OK, back to Brenda Bajema. She was a twin, and arguably less celebrated as a gymnast than her twin sister, Laurie, who by 1983 had already earned a scholarship to compete in college at Washington State University.
the state meet that year was held at a Seattle area high school and the word was that if the Sehome streak of state titles was going to come to an end, it would be this year, as there were three or four Seattle teams with stellar challengers. As the team competition went on, that possibility began to look more like a probability as Sehome entered the final team rotation in second place. To make matters worse, in the final, decisive rotation the team in first place was on floor exercise, the event least likely to produce a low score, while Sehome was having to finish on balance beam, the event most likely to give a team fits.
In the previous rotation, Sehome had been on uneven bars, on which Brenda was Sehome's best performer, but on this day she had had probably the worst uneven bars routine of the entire season, with two falls. Brenda never fell on bars. So with Sehome slipping back into second place after that rotation, Brenda was blaming herself for putting Sehome's historic championship streak at risk. After that rotation, Brenda had gone into the auxiliary (practice/warmup) gym for quite a while with her coach, Nola Ayres, who told me that Brenda had spent nearly the entire 40 minutes crying her eyes out. I asked Nola if she was worried that Brenda would be unable to perform well enough in the final rotation on balance beam to give Sehome a chance. Nola wasn't worried at all, telling me that Brenda's mental toughness as a competitor was unassailable. But there was one complicating factor. Brenda had been dealing with significant foot pain, possibly tendonitis, that might make landing one of her aerials on that hard wooden four-inch-wide beam without a costly wobble extremely difficult if not impossible. And at this point, trailing going into the final rotation on beam while the team they were chasing was finishing on floor exercise, Sehome .couldn't afford even a wobble. I asked Nola which position in the beam lineup would she have Brenda go? Fourth or fifth, perhaps? Nola said, "Oh, no, she'll go first. She is tough as nails, and she will absolutely nail it. And when the others see that, they will nail it, too. Nola, a remarkable coach who has been inducted into at least one hall of fame, and probably more, certainly knew a lot more about it than I did, but I had my doubts. After 40 minutes of crying, with a bad foot, after bombing on her best event, with the streak on the line? On top of that, Brenda's balance beam routine was filled with high-risk moves, including a ridiculously difficult twisting aerial right off the bat. Miss that or wobble in wincing pain and the championship streak was toast.
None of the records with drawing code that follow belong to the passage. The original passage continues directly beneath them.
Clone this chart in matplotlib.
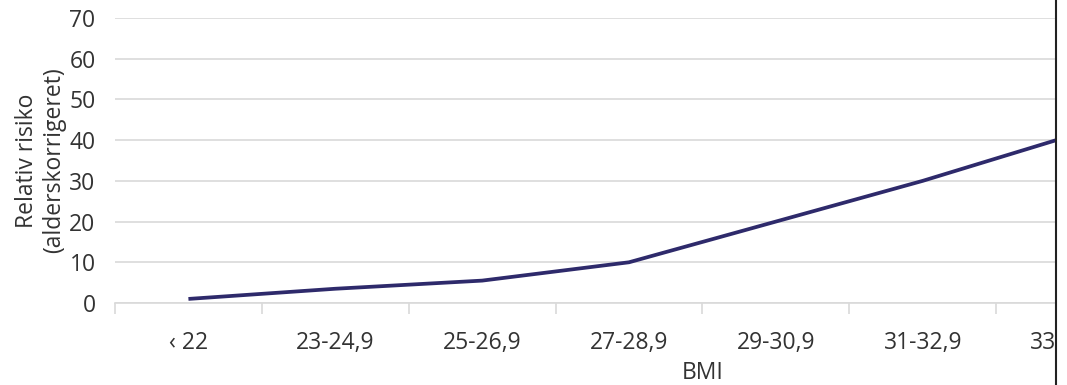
import matplotlib.pyplot as plt
from matplotlib.lines import Line2D
from matplotlib.patches import Rectangle

categories = ['‹ 22', '23-24,9', '25-26,9', '27-28,9', '29-30,9', '31-32,9', '33-34,9']
risk = [1, 3.5, 5.5, 10, 20, 30, 41]
yticks = [0, 10, 20, 30, 40, 50, 60, 70]

plt.rcParams['font.family'] = ['Open Sans', 'DejaVu Sans']
fs = 16.5

W, H = 1067, 385
fig = plt.figure(figsize=(W / 100, H / 100), dpi=100)
# axes extends past the right edge: the picture is cut off
left, right, bottom, top = 115, 1143, 385 - 303, 385 - 18
ax = fig.add_axes([left / W, bottom / H, (right - left) / W, (top - bottom) / H])

x = list(range(len(categories)))
ax.plot(x, risk, color='#2e2a6b', linewidth=2.7, solid_capstyle='butt', zorder=3)

ax.set_xlim(-0.5, len(categories) - 0.5)
ax.set_ylim(0, 70)
ax.set_yticks(yticks)
ax.yaxis.grid(True, color='#d9d9d9', linewidth=1.2)
ax.set_axisbelow(True)

ax.set_xticks(x)
ax.set_xticklabels(categories, fontsize=fs, color='#333333')
ax.set_xticks([i - 0.5 for i in range(len(categories) + 1)], minor=True)
ax.tick_params(axis='x', which='major', length=0, pad=20)
ax.tick_params(axis='x', which='minor', length=8, color='#d9d9d9', width=1.2)
ax.tick_params(axis='y', length=0, pad=14, labelsize=fs, labelcolor='#333333')

for s in ['top', 'right', 'left']:
    ax.spines[s].set_visible(False)
ax.spines['bottom'].set_color('#d9d9d9')
ax.spines['bottom'].set_linewidth(1.2)

ax.set_ylabel('Relativ risiko\n(alderskorrigeret)', fontsize=fs, color='#333333',
              linespacing=1.15)
ax.yaxis.set_label_coords(-0.048, 0.5)
ax.set_xlabel('BMI', fontsize=fs, color='#333333')
ax.xaxis.set_label_coords((703 - left) / (right - left), -0.205)

# cropped edge of the original picture
fig.add_artist(Rectangle((1057 / W, 0), 1, 1, transform=fig.transFigure,
                         facecolor='white', edgecolor='none', zorder=10))
fig.add_artist(Line2D([1055.5 / W, 1055.5 / W], [0, 1], transform=fig.transFigure,
                      color='#222222', linewidth=1.5, zorder=11))

fig.savefig('out.png', dpi=100)
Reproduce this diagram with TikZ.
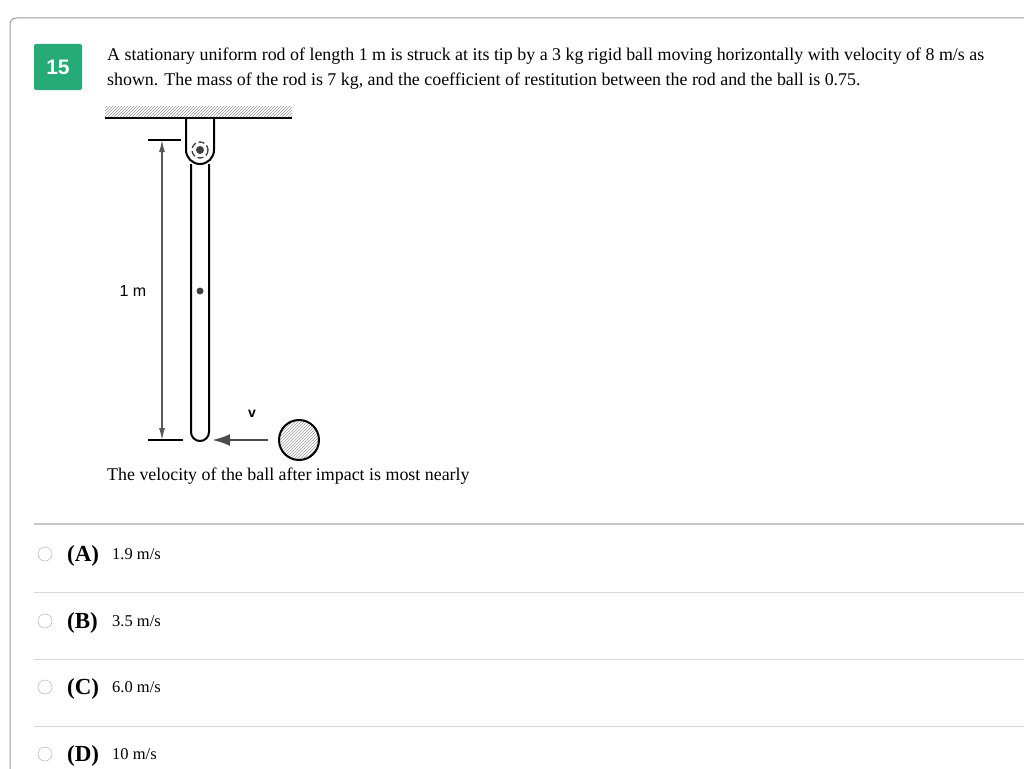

OK, have I set this up all right? Getting a grasp on what all was at stake here? I was just a reporter covering the meet for the Bellingham Herald, and I was so nervous I could barely stand still. And all I was doing was watching. With some notes-scribbling involved.
When the Sehome team paraded to the balance beam section of the gymnasium, I watched Brenda for telltale signs of nerves, but she looked steely enough. She began her routine with a tricky mount I hadn't seen before and went immediately into that dizzying aerial and as she was twisting in midair I was thinking about her having to land that gimpy foot on that wooden beam. Could she possibly nail the landing with everything working against her and everybody depending on her?
OK, since I titled this the greatest athletic performance I've ever seen, you already know the answer. Of course she nailed it. With nary a wince or a wobble. And breezed through the rest of her routine beautifully, just like Nola Ayres said she would. I do think her teammates emitted a collective, audible sigh of relief and awe the moment she landed on the mat following her dismount. They knew they had just witnessed greatness. About that same time, I began to breathe again myself. Inspired by Brenda's gritty beam routine, her teammates followed with one solid routine after another and Sehome came from behind to capture its 11th consecutive state championship.
When U.S. Olympian Kerri Strug made her famous vault landing in the 1996 Olympics despite having injured her ankle on her previous vault, helping the U.S. women win gold, for a few days she became one of the most recognizable athletes on the planet. Not to diminish what Strug did, but to be honest I felt like I'd seen that show once already.